How to Turn On Notifications: A Plain Guide to What's Involved
Notifications are one of those features most people either take for granted or find unexpectedly confusing when something stops working. Whether you're trying to receive alerts from an app, a website, or your device's operating system, the process for turning them on depends on more variables than most people expect.
What "Turning On Notifications" Actually Means
Notifications are messages sent by apps, websites, or system processes to alert you about something — a new message, a software update, a reminder, or an activity in an account you manage. They can appear as pop-ups, banners, badges (the small number dots on app icons), sounds, or lock screen alerts.
Turning on notifications isn't a single action. It typically involves multiple layers of permission, each controlled by a different part of the software stack:
- Device-level settings — your phone's or computer's operating system controls a master switch for whether any notifications are allowed at all.
- App-level settings — each individual app has its own controls for the types of notifications it can send.
- In-app settings — many apps also have internal preferences that determine which specific events trigger a notification.
- Browser-level settings — for web-based notifications, browsers like Chrome, Safari, or Firefox maintain their own separate permission systems.
All four layers need to be aligned. If any one of them is set to block or mute, notifications won't come through — even if the others are enabled.
How the Process Generally Works Across Devices
The exact steps vary depending on your operating system and device, but the general pattern is consistent.
| Platform | Where to Start |
|---|---|
| iOS (iPhone/iPad) | Settings → Notifications → Select app |
| Android | Settings → Apps → Select app → Notifications |
| macOS | System Settings → Notifications → Select app |
| Windows | Settings → System → Notifications |
| Web browser | Browser settings → Privacy/Site Settings → Notifications |
On mobile devices, the operating system often prompts you the first time you open a new app, asking whether you want to allow notifications. If you declined that initial prompt, you typically need to go back into your device settings manually — most apps can't re-trigger that prompt on their own.
On desktop systems, the flow is similar but layered differently. Windows and macOS both have centralized notification panels, but individual apps may also have their own internal toggles that need to be enabled separately.
For browser-based notifications, websites must request permission through the browser, and the browser records your response. If you previously blocked a site, you'll need to clear that setting in your browser's site permissions before new prompts can appear.
Variables That Shape the Process 🔧
What seems like a simple task can become complicated depending on a number of factors:
Operating system version. The location and behavior of notification settings has changed across major OS updates. Where a setting lives on one version of iOS or Android may differ on another.
Device manufacturer. Android, in particular, is customized differently by different manufacturers.
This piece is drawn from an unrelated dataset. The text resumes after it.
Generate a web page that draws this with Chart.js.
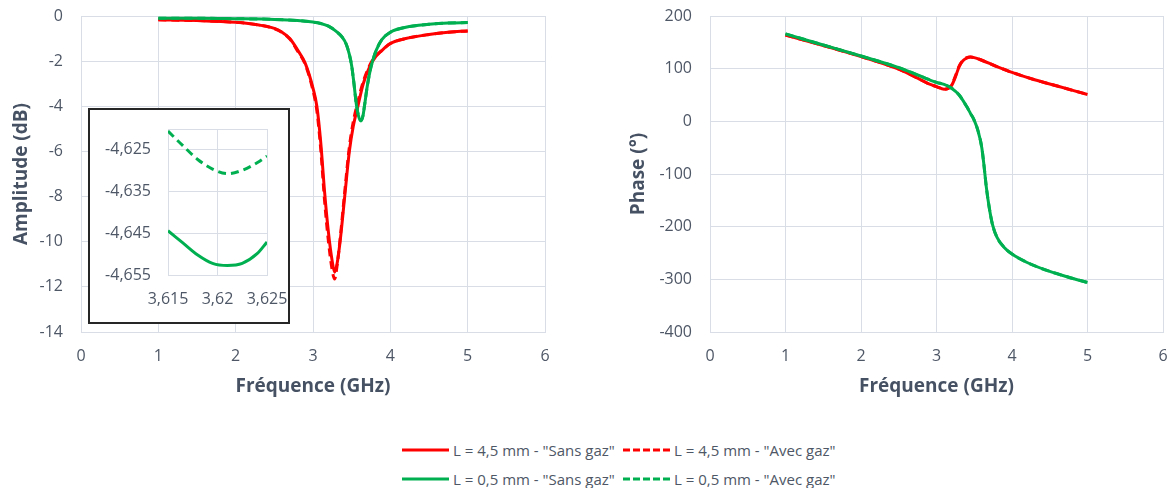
<!DOCTYPE html>
<html><head><meta charset="utf-8">
<script src="https://cdn.jsdelivr.net/npm/chart.js@4/dist/chart.umd.min.js"></script>
<style>
html,body{margin:0;padding:0;background:#fff;}
body{width:1171px;height:488px;position:relative;overflow:hidden;font-family:"Open Sans",sans-serif;}
canvas{position:absolute;display:block;}
#left{left:0;top:0;}
#right{left:600px;top:0;}
#insetBox{position:absolute;left:88px;top:108px;width:202px;height:216px;box-sizing:border-box;border:2px solid #262626;background:#fff;}
#inset{left:0;top:0;}
.leg{position:absolute;display:flex;align-items:center;height:20px;font-size:15px;line-height:20px;color:#4e5766;white-space:nowrap;}
.leg span{margin-left:4px;}
</style>
</head>
<body>
<canvas id="left" width="560" height="400"></canvas>
<canvas id="right" width="571" height="400"></canvas>
<div id="insetBox"><canvas id="inset" width="198" height="212"></canvas></div>
<div id="legend"></div>
<script>
// ---------- data ----------
const freqTicks = [0, 1, 2, 3, 4, 5, 6];
const ampTicks = [0, -2, -4, -6, -8, -10, -12, -14];
const phaseTicks = [200, 100, 0, -100, -200, -300, -400];
const insetFreqTicks = [3.615, 3.62, 3.625];
const insetAmpTicks = [-4.655, -4.645, -4.635, -4.625];

const seriesLabels = ['L = 4,5 mm - "Sans gaz"', 'L = 4,5 mm - "Avec gaz"', 'L = 0,5 mm - "Sans gaz"', 'L = 0,5 mm - "Avec gaz"'];

// Amplitude, L = 4,5 mm
const ampFreqRed = [1.0, 1.5, 2.0, 2.3, 2.5, 2.6, 2.7, 2.8, 2.9, 3.0, 3.05, 3.1, 3.15, 3.2, 3.25, 3.28, 3.31, 3.35, 3.41, 3.47, 3.52, 3.58, 3.65, 3.77, 3.9, 4.0, 4.2, 4.5, 4.75, 5.0];
const ampRedSans = [-0.17, -0.2, -0.28, -0.4, -0.55, -0.72, -1.0, -1.5, -2.1, -3.2, -4.0, -5.6, -7.8, -9.6, -10.9, -11.35, -11.0, -10.0, -8.0, -6.0, -4.9, -4.0, -3.0, -2.0, -1.5, -1.22, -1.0, -0.82, -0.72, -0.66];
const ampRedAvec = [-0.17, -0.2, -0.28, -0.4, -0.56, -0.73, -1.02, -1.55, -2.15, -3.3, -4.2, -5.9, -8.2, -10.0, -11.3, -11.65, -11.1, -9.9, -7.8, -5.8, -4.7, -3.8, -2.9, -1.95, -1.5, -1.22, -1.0, -0.82, -0.72, -0.66];

// Amplitude, L = 0,5 mm
const ampFreqGreen = [1.0, 1.5, 2.0, 2.5, 2.8, 3.0, 3.1, 3.2, 3.3, 3.38, 3.43, 3.47, 3.5, 3.53, 3.56, 3.59, 3.62, 3.645, 3.665, 3.7, 3.74, 3.77, 3.82, 3.89, 4.0, 4.2, 4.5, 4.75, 5.0];
const ampGreenSans = [-0.1, -0.1, -0.12, -0.15, -0.2, -0.27, -0.33, -0.45, -0.68, -0.95, -1.25, -1.7, -2.2, -3.0, -3.9, -4.45, -4.65, -4.45, -4.0, -3.15, -2.4, -2.0, -1.5, -1.05, -0.72, -0.5, -0.37, -0.31, -0.29];
const ampGreenAvec = [-0.1, -0.1, -0.12, -0.15, -0.2, -0.27, -0.33, -0.45, -0.68, -0.95, -1.25, -1.7, -2.2, -3.0, -3.9, -4.43, -4.63, -4.43, -4.0, -3.15, -2.4, -2.0, -1.5, -1.05, -0.72, -0.5, -0.37, -0.31, -0.29];

// Phase, L = 4,5 mm
const phaseFreqRed = [1.0, 1.5, 2.0, 2.5, 2.75, 2.9, 3.0, 3.1, 3.15, 3.2, 3.25, 3.3, 3.35, 3.4, 3.45, 3.5, 3.6, 3.8, 4.0, 4.3, 4.6, 5.0];
const phaseRedSans = [164, 144, 123, 99, 82, 71, 66, 61, 62, 68, 84, 104, 115, 120, 122, 121, 116, 104, 93, 79, 67, 51];
const phaseRedAvec = [164, 144, 123, 99, 82, 71, 66, 61, 62, 69, 86, 105, 116, 121, 122, 121, 116, 104, 93, 79, 67, 51];

// Phase, L = 0,5 mm
const phaseFreqGreen = [1.0, 1.5, 2.0, 2.5, 2.75, 3.0, 3.1, 3.2, 3.3, 3.4, 3.45, 3.5, 3.55, 3.6, 3.63, 3.66, 3.7, 3.74, 3.8, 3.9, 4.0, 4.2, 4.5, 4.75, 5.0];
const phaseGreenSans = [166, 145, 124, 102, 88, 74, 70, 63, 50, 28, 15, 2, -18, -50, -85, -125, -165, -195, -220, -240, -252, -268, -285, -296, -306];
const phaseGreenAvec = [166, 145, 124, 102, 88, 74, 70, 63, 50, 28, 15, 2, -18, -50, -85, -125, -165, -195, -220, -240, -252, -268, -285, -296, -306];

// Inset (zoom on the 0,5 mm minimum)
const insetFreq = [3.615, 3.6165, 3.618, 3.6195, 3.621, 3.6225, 3.624, 3.625];
const insetSans = [-4.6444, -4.6473, -4.6502, -4.6522, -4.6527, -4.6522, -4.6499, -4.6471];
const insetAvec = [-4.6205, -4.6240, -4.6273, -4.6296, -4.6307, -4.6299, -4.6281, -4.6265];

// ---------- styling ----------
const RED = '#ff0000', GREEN = '#00b050';
const GRID = '#d9dde5', TXT = '#4e5766', TTL = '#465264';
const FAM = '"Open Sans", sans-serif';
const DASH = [8, 5];

function pts(xs, ys) { return xs.map((x, i) => ({x: x, y: ys[i]})); }
function fmt(v) { return String(parseFloat(Number(v).toFixed(4))).replace('.', ','); }
function ds(label, xs, ys, color, dashed, order) {
  return {label, data: pts(xs, ys), borderColor: color, backgroundColor: color, borderWidth: 3,
    borderDash: dashed ? DASH : [], pointRadius: 0, fill: false, cubicInterpolationMode: 'monotone', order};
}
// gap between axis and labels through an invisible tick mark (keeps layout padding untouched)
function gridWithGap(gap) {
  return {color: GRID, lineWidth: 1, drawTicks: true, tickLength: gap, tickColor: 'rgba(0,0,0,0)'};
}

function mainOptions(cfg) {
  return {
    responsive: false, animation: false,
    layout: {padding: {left: 0, right: cfg.padRight, top: 16, bottom: 0}},
    plugins: {legend: {display: false}, tooltip: {enabled: false}},
    scales: {
      x: {
        type: 'linear', min: 0, max: 6,
        afterBuildTicks: s => { s.ticks = freqTicks.map(v => ({value: v})); },
        afterFit: s => { s.height = 68; },
        grid: gridWithGap(15),
        border: {color: GRID},
        ticks: {color: TXT, font: {family: FAM, size: 16}, padding: 0, callback: v => fmt(v)},
        title: {display: true, text: 'Fréquence (GHz)', color: TTL, font: {family: FAM, size: 19, weight: 'bold'}, padding: {top: 0, bottom: 2}}
      },
      y: {
        type: 'linear', min: cfg.min, max: cfg.max,
        afterBuildTicks: s => { s.ticks = cfg.ticks.map(v => ({value: v})); },
        afterFit: s => { s.width = cfg.yWidth; },
        grid: gridWithGap(18),
        border: {color: GRID},
        ticks: {color: TXT, font: {family: FAM, size: 16}, padding: 0, callback: v => fmt(v)},
        title: {display: true, text: cfg.title, color: TTL, font: {family: FAM, size: 19, weight: 'bold'}, padding: {top: cfg.titlePad, bottom: 0}}
      }
    }
  };
}

new Chart(document.getElementById('left'), {
  type: 'line',
  data: {datasets: [
    ds(seriesLabels[0], ampFreqRed, ampRedSans, RED, false, 3),
    ds(seriesLabels[1], ampFreqRed, ampRedAvec, RED, true, 2),
    ds(seriesLabels[2], ampFreqGreen, ampGreenSans, GREEN, false, 1),
    ds(seriesLabels[3], ampFreqGreen, ampGreenAvec, GREEN, true, 0)
  ]},
  options: mainOptions({padRight: 15, min: -14, max: 0, ticks: ampTicks, yWidth: 81, title: 'Amplitude (dB)', titlePad: 10})
});

new Chart(document.getElementById('right'), {
  type: 'line',
  data: {datasets: [
    ds(seriesLabels[0], phaseFreqRed, phaseRedSans, RED, false, 3),
    ds(seriesLabels[1], phaseFreqRed, phaseRedAvec, RED, true, 2),
    ds(seriesLabels[2], phaseFreqGreen, phaseGreenSans, GREEN, false, 1),
    ds(seriesLabels[3], phaseFreqGreen, phaseGreenAvec, GREEN, true, 0)
  ]},
  options: mainOptions({padRight: 8, min: -400, max: 200, ticks: phaseTicks, yWidth: 110, title: 'Phase (°)', titlePad: 27})
});

new Chart(document.getElementById('inset'), {
  type: 'line',
  data: {datasets: [
    ds(seriesLabels[2], insetFreq, insetSans, GREEN, false, 1),
    ds(seriesLabels[3], insetFreq, insetAvec, GREEN, true, 0)
  ]},
  options: {
    responsive: false, animation: false,
    layout: {padding: {left: 0, right: 21, top: 19, bottom: 0}},
    plugins: {legend: {display: false}, tooltip: {enabled: false}},
    scales: {
      x: {
        type: 'linear', min: 3.615, max: 3.625,
        afterBuildTicks: s => { s.ticks = insetFreqTicks.map(v => ({value: v})); },
        afterFit: s => { s.height = 47; },
        grid: gridWithGap(15), border: {color: GRID},
        ticks: {color: TXT, font: {family: FAM, size: 16}, padding: 0, callback: v => fmt(v)}
      },
      y: {
        type: 'linear', min: -4.655, max: -4.62,
        afterBuildTicks: s => { s.ticks = insetAmpTicks.concat([s.max]).map(v => ({value: v})); },
        afterFit: s => { s.width = 78; },
        grid: gridWithGap(17), border: {color: GRID},
        ticks: {color: TXT, font: {family: FAM, size: 16}, padding: 0,
          callback: v => (Math.abs(v - (-4.62)) < 1e-9 ? '' : fmt(v))}
      }
    }
  }
});

// ---------- HTML legend ----------
const legendColors = [RED, RED, GREEN, GREEN];
const legendDashed = [false, true, false, true];
const legendPos = [[402, 440], [623, 440], [402, 469], [623, 469]];
const legendEl = document.getElementById('legend');
seriesLabels.forEach((lab, i) => {
  const d = document.createElement('div');
  d.className = 'leg';
  d.style.left = legendPos[i][0] + 'px';
  d.style.top = legendPos[i][1] + 'px';
  const dash = legendDashed[i] ? ' stroke-dasharray="7 3"' : '';
  d.innerHTML = '<svg width="47" height="6"><line x1="0" y1="3" x2="47" y2="3" stroke="' + legendColors[i] + '" stroke-width="3"' + dash + '/></svg>';
  const sp = document.createElement('span');
  sp.textContent = lab;
  d.appendChild(sp);
  legendEl.appendChild(d);
});
</script>
</body></html>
A Samsung device and a Google Pixel both run Android but may present notification settings in different menus.
App version. Older versions of an app may not support the same notification types as newer ones. Some notifications require an app update to function correctly.
Do Not Disturb or Focus modes. Many devices have modes that suppress notifications temporarily or permanently for certain app categories. These can override individual app settings without removing them.
Account permissions. For some apps — especially those tied to work, school, or managed accounts — an administrator may control notification settings at an organizational level, limiting what individual users can change.
Battery optimization settings. On some Android devices, aggressive battery-saving features can prevent apps from running in the background, which stops notifications from arriving even when permissions are technically enabled.
Why Notifications Get Blocked Without You Realizing It 📵
A common frustration is discovering that notifications were never turned on to begin with — or were silently turned off after an update.
Some operating systems reset notification permissions after a major update. Others reset them when an app is uninstalled and reinstalled. Some apps request notification permission only once, and if the request was dismissed rather than denied, it may never appear again.
Notification grouping and summary features — available on both iOS and Android — can make it appear that notifications aren't arriving when they're actually being held and delivered in batches at set times. This is a feature, not a failure, but it behaves like blocked notifications until you recognize what's happening.
The Part That Varies Most
The general framework described here applies broadly, but what you actually encounter will depend on the specific combination of your device, its operating system version, the app in question, any account type tied to that app, and how your device has been configured — whether by you, a carrier, an employer, or a manufacturer default.
Someone using a managed work phone, for instance, faces a different situation than someone using a personal device they fully control. A person on an older operating system may not have access to the same settings menus described in current documentation. A web notification issue on one browser won't necessarily follow the same resolution path as the same issue on a different browser.
The mechanics are learnable — but whether any specific step applies to your situation depends entirely on what you're working with.